== Written request ==
Make an exact copy of all the material below, apart from the pictures.

== Data extract ==

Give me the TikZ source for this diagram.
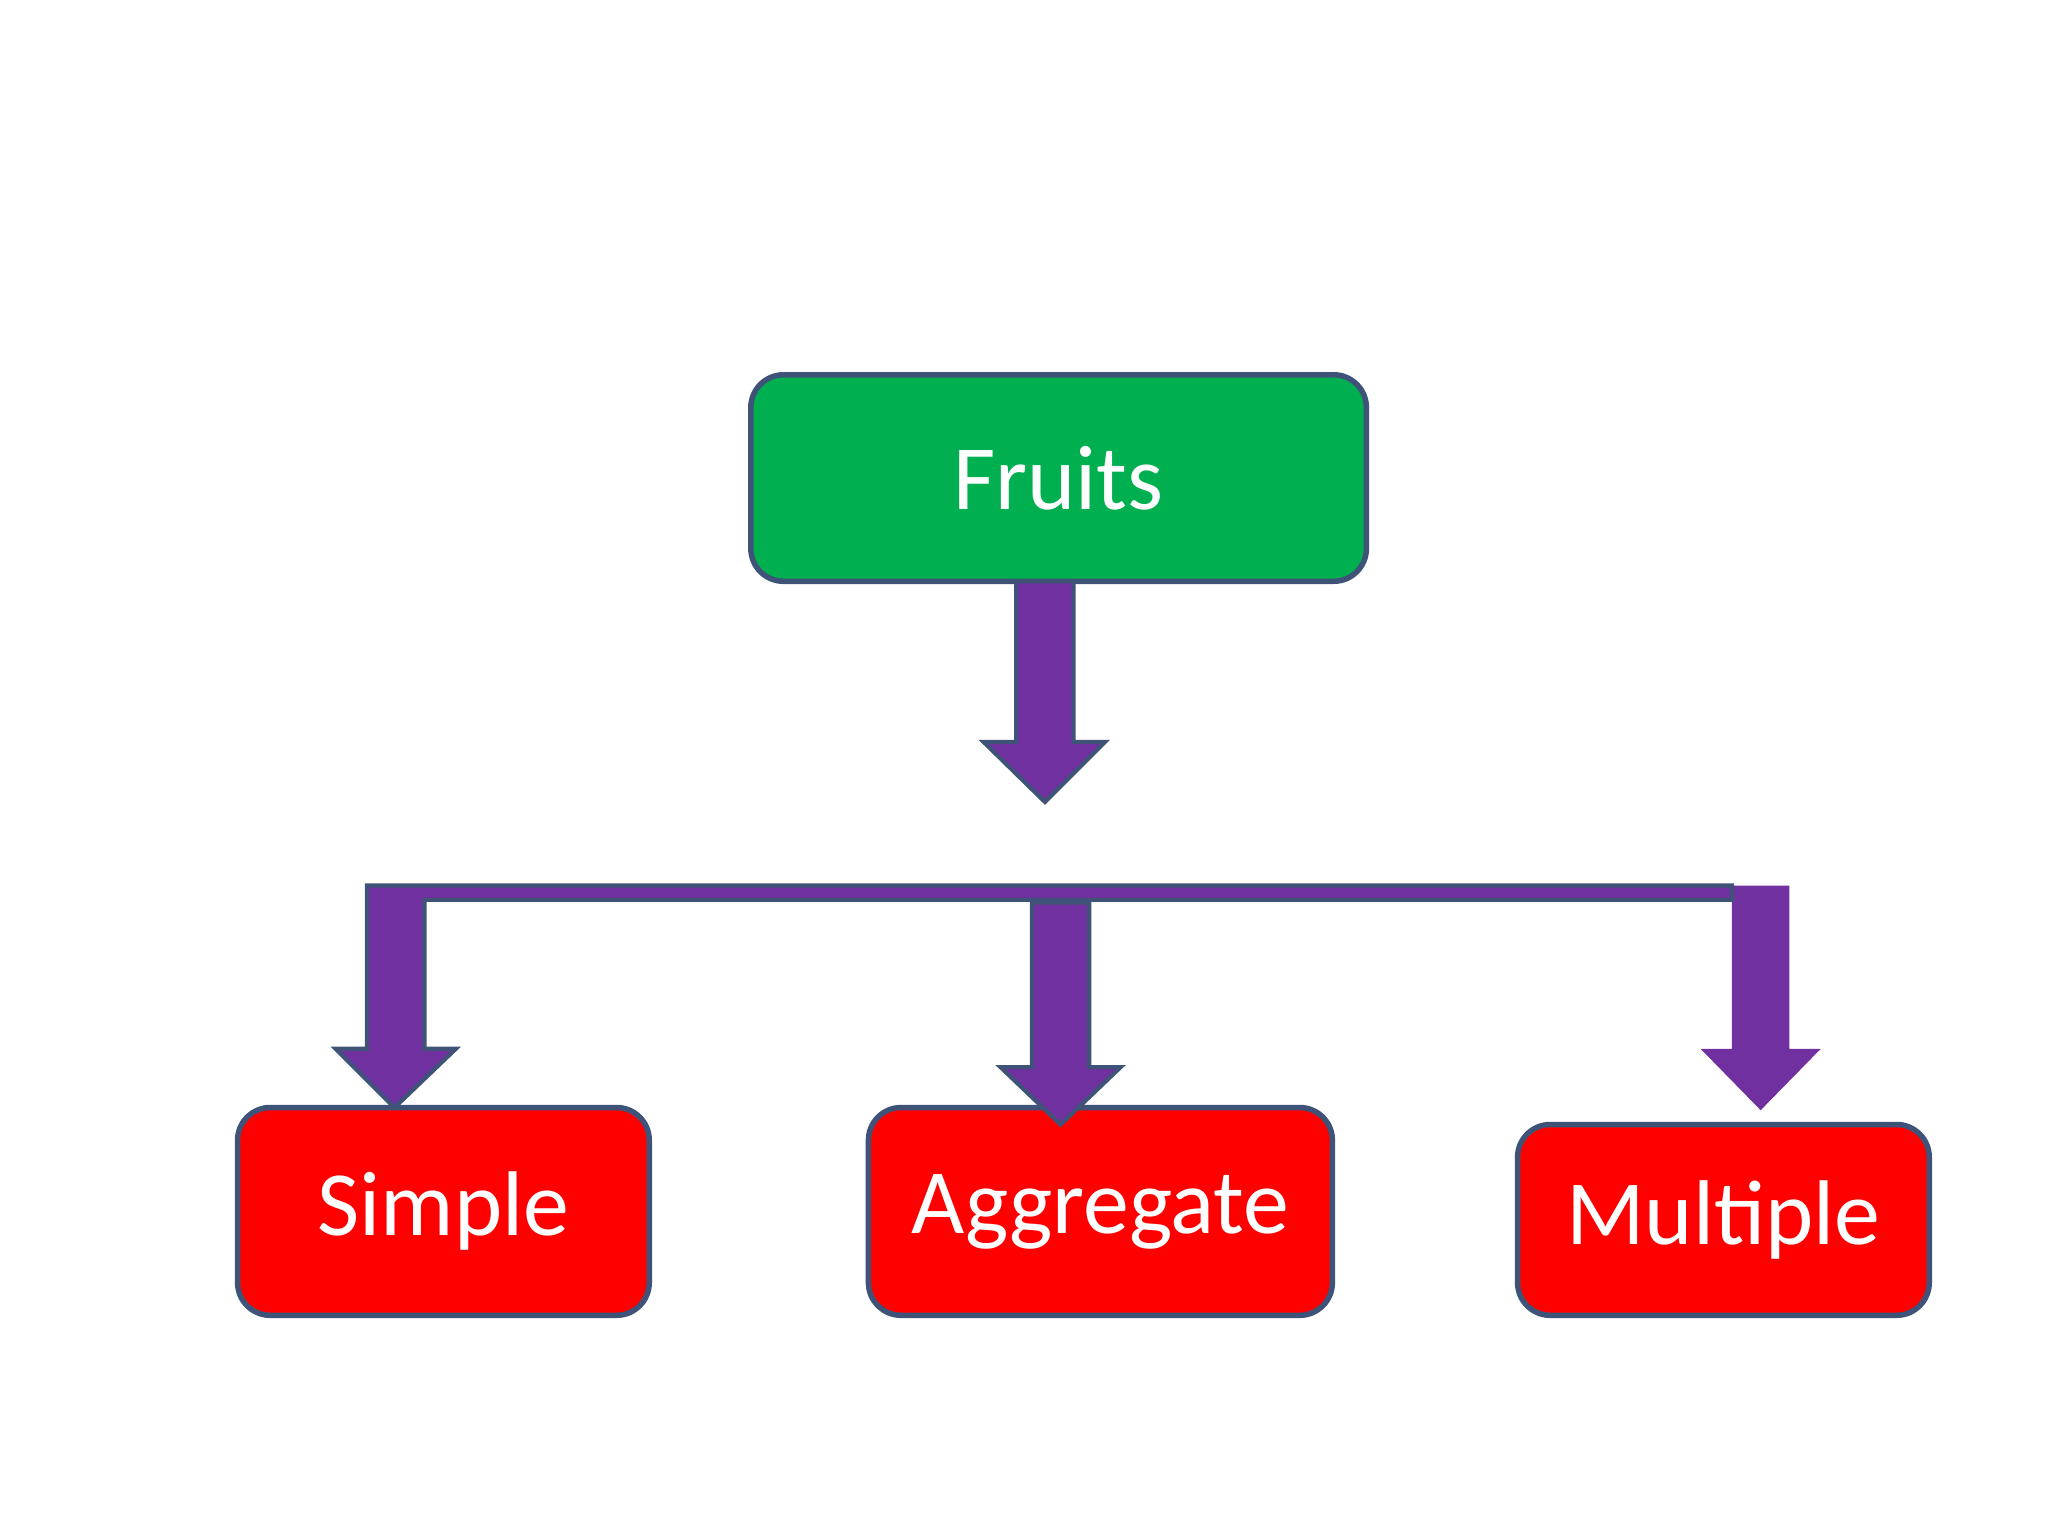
\documentclass[tikz,border=0pt]{standalone}
\usepackage{fontspec}
\setmainfont{Carlito}
\begin{document}
\begin{tikzpicture}[x=0.01cm,y=-0.01cm,
  box/.style={draw=bord,line width=1.2pt,rounded corners=0.25cm,text=white,font=\fontsize{20}{24}\selectfont,inner sep=0pt},
  arr/.style={fill=arrp,draw=bord,line width=0.9pt,line join=miter}]
\definecolor{bord}{HTML}{3F5378}
\definecolor{grn}{HTML}{00B050}
\definecolor{arrp}{HTML}{7030A0}
\useasboundingbox (0,0) rectangle (1568,1176);
\node[box,fill=grn,minimum width=4.71cm,minimum height=1.58cm] (fruits) at (810.5,366) {Fruits};
\node[box,fill=red,minimum width=3.15cm,minimum height=1.59cm] (simple) at (339.5,927.5) {Simple};
\node[box,fill=red,minimum width=3.55cm,minimum height=1.59cm] (aggr) at (842.5,927.5) {Aggregate};
\node[box,fill=red,minimum width=3.15cm,minimum height=1.46cm] (mult) at (1319.5,934) {Multiple};
% top arrow
\draw[arr] (778,445) -- (778,568) -- (753,568) -- (800,614) -- (846,568) -- (822,568) -- (822,445) -- cycle;
% right arrow (no outline)
\fill[arrp] (1326,678) -- (1326,803) -- (1302,803) -- (1348,850) -- (1394,803) -- (1370,803) -- (1370,678) -- cycle;
% left bent arrow
\draw[arr] (281,678) -- (281,803) -- (257,803) -- (302,848) -- (349,803) -- (325,803) -- (325,689) -- (1326,689) -- (1326,678) -- cycle;
% middle arrow
\draw[arr] (790,691) -- (790,817) -- (766,817) -- (812,861) -- (858,817) -- (834,817) -- (834,691) -- cycle;
\end{tikzpicture}
\end{document}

== Task answer ==
Give me the TikZ source for this diagram.
\documentclass[tikz,border=0pt]{standalone}
\usepackage{fontspec}
\setmainfont{Carlito}
\begin{document}
\begin{tikzpicture}[x=0.01cm,y=-0.01cm,
  box/.style={draw=bord,line width=1.2pt,rounded corners=0.25cm,text=white,font=\fontsize{20}{24}\selectfont,inner sep=0pt},
  arr/.style={fill=arrp,draw=bord,line width=0.9pt,line join=miter}]
\definecolor{bord}{HTML}{3F5378}
\definecolor{grn}{HTML}{00B050}
\definecolor{arrp}{HTML}{7030A0}
\useasboundingbox (0,0) rectangle (1568,1176);
\node[box,fill=grn,minimum width=4.71cm,minimum height=1.58cm] (fruits) at (810.5,366) {Fruits};
\node[box,fill=red,minimum width=3.15cm,minimum height=1.59cm] (simple) at (339.5,927.5) {Simple};
\node[box,fill=red,minimum width=3.55cm,minimum height=1.59cm] (aggr) at (842.5,927.5) {Aggregate};
\node[box,fill=red,minimum width=3.15cm,minimum height=1.46cm] (mult) at (1319.5,934) {Multiple};
% top arrow
\draw[arr] (778,445) -- (778,568) -- (753,568) -- (800,614) -- (846,568) -- (822,568) -- (822,445) -- cycle;
% right arrow (no outline)
\fill[arrp] (1326,678) -- (1326,803) -- (1302,803) -- (1348,850) -- (1394,803) -- (1370,803) -- (1370,678) -- cycle;
% left bent arrow
\draw[arr] (281,678) -- (281,803) -- (257,803) -- (302,848) -- (349,803) -- (325,803) -- (325,689) -- (1326,689) -- (1326,678) -- cycle;
% middle arrow
\draw[arr] (790,691) -- (790,817) -- (766,817) -- (812,861) -- (858,817) -- (834,817) -- (834,691) -- cycle;
\end{tikzpicture}
\end{document}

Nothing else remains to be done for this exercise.